◆ OBJECTIVE:
Where a line in the listing contains the string "code", copy that line out.
====
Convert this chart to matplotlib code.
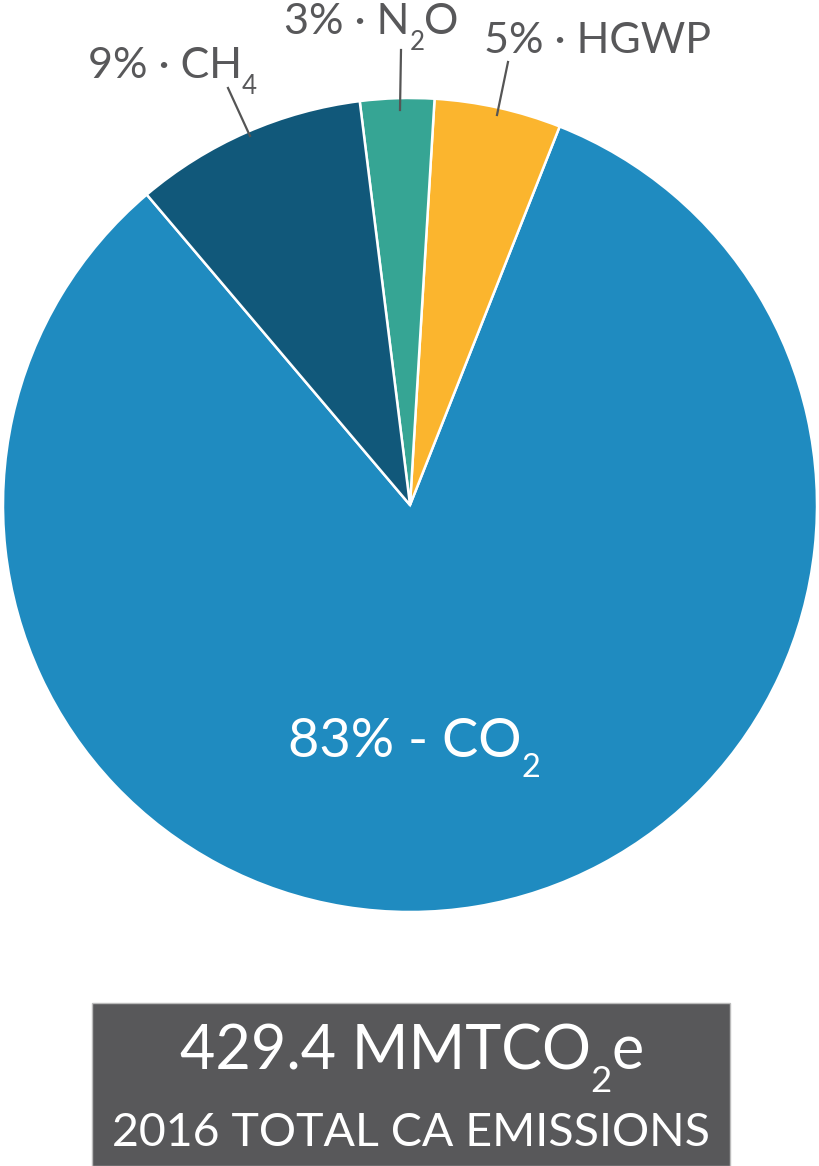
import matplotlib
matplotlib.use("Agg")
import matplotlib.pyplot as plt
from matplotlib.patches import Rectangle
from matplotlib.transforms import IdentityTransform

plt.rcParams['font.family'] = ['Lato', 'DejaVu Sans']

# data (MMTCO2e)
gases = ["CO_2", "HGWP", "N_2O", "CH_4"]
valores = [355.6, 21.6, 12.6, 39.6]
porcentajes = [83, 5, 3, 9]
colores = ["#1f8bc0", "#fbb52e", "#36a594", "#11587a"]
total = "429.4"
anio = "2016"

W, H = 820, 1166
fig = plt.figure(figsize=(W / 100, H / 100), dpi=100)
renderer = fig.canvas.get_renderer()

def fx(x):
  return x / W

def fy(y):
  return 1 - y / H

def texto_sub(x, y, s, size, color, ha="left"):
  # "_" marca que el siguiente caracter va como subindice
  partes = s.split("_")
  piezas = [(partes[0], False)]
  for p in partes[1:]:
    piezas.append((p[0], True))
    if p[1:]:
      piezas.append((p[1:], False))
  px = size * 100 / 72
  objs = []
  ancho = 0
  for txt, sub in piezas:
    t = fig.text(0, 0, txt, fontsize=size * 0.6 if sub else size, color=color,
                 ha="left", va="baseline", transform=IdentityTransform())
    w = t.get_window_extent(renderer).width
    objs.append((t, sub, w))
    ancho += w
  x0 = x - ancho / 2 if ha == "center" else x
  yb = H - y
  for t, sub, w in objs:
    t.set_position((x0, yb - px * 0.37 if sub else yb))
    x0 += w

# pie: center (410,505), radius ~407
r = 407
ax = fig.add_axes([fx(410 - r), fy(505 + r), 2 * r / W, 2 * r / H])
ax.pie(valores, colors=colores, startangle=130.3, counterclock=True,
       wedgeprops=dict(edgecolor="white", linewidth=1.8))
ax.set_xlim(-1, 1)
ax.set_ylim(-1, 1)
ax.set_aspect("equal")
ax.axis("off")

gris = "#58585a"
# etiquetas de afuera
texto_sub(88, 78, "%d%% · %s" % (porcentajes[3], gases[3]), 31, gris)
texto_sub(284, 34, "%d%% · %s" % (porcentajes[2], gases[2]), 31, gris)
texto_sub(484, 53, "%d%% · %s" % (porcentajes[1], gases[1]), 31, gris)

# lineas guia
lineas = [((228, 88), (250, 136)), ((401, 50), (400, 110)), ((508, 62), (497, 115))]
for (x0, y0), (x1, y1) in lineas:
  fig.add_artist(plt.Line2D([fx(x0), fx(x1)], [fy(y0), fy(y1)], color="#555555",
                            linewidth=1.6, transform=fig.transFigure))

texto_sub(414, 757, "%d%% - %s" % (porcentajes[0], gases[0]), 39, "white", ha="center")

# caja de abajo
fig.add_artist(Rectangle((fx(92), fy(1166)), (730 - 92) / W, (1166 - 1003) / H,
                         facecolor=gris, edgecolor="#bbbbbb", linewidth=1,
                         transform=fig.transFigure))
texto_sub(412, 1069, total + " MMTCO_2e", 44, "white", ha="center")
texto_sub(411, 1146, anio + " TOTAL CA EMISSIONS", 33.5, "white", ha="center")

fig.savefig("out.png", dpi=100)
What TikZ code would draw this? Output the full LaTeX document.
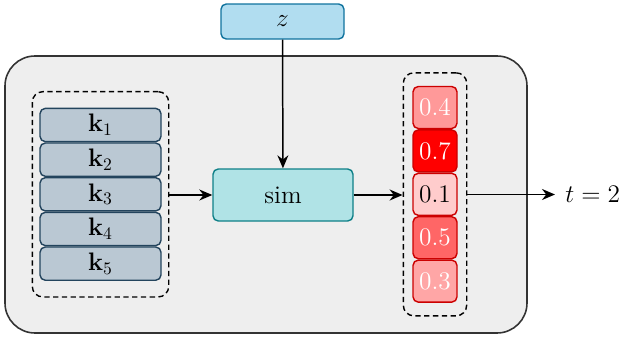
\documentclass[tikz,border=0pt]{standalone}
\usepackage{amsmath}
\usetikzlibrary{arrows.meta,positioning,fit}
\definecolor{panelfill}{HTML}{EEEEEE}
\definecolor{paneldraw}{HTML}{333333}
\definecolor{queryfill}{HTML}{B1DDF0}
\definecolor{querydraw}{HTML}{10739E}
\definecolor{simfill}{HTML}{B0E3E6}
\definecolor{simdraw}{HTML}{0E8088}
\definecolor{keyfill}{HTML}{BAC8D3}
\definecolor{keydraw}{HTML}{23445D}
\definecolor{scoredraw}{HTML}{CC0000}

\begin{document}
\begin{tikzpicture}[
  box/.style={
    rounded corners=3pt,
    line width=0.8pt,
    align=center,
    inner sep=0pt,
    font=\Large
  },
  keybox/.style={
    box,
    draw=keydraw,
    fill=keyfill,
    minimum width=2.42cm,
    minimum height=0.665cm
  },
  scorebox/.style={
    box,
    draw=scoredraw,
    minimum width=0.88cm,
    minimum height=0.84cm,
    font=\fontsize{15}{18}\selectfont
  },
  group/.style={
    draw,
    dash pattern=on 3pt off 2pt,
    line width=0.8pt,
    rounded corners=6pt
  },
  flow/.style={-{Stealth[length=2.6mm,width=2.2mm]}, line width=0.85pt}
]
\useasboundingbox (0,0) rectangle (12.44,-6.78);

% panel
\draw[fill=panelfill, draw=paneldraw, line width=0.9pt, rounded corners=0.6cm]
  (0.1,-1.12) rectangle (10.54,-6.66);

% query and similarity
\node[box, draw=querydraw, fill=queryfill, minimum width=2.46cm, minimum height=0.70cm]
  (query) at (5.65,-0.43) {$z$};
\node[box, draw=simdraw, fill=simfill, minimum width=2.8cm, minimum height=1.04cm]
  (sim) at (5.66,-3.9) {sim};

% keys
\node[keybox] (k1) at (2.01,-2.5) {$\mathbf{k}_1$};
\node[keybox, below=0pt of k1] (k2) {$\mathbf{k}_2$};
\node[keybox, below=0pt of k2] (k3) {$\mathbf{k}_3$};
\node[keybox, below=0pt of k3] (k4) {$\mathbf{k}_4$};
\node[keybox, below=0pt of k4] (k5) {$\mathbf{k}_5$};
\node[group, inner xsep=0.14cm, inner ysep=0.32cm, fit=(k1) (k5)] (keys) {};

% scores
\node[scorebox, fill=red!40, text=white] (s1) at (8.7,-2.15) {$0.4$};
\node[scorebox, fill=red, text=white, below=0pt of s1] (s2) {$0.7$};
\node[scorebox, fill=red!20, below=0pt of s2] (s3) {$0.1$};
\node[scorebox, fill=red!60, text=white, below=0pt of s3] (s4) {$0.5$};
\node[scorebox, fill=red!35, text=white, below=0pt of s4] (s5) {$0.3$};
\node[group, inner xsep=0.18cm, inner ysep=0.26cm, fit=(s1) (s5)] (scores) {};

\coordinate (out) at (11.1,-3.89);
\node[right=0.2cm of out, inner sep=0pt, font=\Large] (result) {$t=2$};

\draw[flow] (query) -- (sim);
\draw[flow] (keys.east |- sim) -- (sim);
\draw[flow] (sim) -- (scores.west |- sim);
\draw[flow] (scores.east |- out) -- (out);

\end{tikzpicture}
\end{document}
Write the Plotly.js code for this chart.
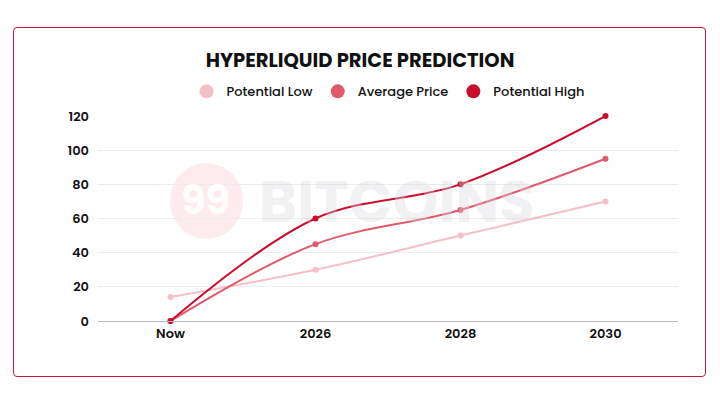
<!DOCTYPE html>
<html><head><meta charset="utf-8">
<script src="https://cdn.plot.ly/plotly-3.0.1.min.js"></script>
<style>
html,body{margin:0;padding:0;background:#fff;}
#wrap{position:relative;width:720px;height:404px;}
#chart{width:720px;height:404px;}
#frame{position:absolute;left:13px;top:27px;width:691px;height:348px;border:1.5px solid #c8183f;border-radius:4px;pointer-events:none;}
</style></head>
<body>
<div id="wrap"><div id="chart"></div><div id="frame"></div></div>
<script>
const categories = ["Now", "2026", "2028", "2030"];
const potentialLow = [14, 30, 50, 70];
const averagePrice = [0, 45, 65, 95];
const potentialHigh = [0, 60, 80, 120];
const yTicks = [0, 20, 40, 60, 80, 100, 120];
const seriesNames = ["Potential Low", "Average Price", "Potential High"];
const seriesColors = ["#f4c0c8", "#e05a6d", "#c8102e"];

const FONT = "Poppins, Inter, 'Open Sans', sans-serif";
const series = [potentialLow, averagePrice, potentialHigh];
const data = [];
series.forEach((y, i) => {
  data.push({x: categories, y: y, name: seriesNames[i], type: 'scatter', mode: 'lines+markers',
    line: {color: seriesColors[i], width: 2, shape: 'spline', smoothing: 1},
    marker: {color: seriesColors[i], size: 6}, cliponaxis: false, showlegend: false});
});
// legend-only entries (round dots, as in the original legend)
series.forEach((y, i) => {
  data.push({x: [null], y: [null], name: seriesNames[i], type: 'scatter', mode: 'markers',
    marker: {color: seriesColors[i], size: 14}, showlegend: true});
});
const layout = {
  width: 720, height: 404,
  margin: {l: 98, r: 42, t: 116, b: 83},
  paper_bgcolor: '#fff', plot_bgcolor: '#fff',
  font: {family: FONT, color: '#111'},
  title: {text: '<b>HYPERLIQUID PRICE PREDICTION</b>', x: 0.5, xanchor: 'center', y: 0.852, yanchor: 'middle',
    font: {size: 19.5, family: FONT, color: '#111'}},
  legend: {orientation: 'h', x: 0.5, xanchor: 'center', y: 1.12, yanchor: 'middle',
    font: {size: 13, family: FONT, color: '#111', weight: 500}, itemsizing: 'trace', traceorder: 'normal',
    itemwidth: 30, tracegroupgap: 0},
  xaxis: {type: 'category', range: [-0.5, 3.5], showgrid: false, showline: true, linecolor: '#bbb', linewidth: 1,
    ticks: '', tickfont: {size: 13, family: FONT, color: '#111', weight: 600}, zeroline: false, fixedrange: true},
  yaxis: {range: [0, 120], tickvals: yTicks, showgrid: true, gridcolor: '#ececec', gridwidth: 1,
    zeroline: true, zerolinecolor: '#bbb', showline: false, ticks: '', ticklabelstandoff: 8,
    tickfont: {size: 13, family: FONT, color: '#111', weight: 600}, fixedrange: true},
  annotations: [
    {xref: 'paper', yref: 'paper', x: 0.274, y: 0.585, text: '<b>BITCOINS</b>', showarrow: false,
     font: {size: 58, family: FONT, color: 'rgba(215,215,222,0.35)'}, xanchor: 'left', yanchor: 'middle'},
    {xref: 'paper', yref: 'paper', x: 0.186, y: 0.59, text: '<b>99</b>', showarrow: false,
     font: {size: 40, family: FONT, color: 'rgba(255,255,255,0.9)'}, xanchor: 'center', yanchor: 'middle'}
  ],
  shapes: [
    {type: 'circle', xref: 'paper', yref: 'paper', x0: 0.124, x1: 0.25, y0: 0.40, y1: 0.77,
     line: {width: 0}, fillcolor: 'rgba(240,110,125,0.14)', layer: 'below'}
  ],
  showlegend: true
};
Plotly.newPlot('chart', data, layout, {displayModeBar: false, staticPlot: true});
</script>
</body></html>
====
◆ EXERCISE SOLUTION:
Convert this chart to matplotlib code.
What TikZ code would draw this? Output the full LaTeX document.
Write the Plotly.js code for this chart.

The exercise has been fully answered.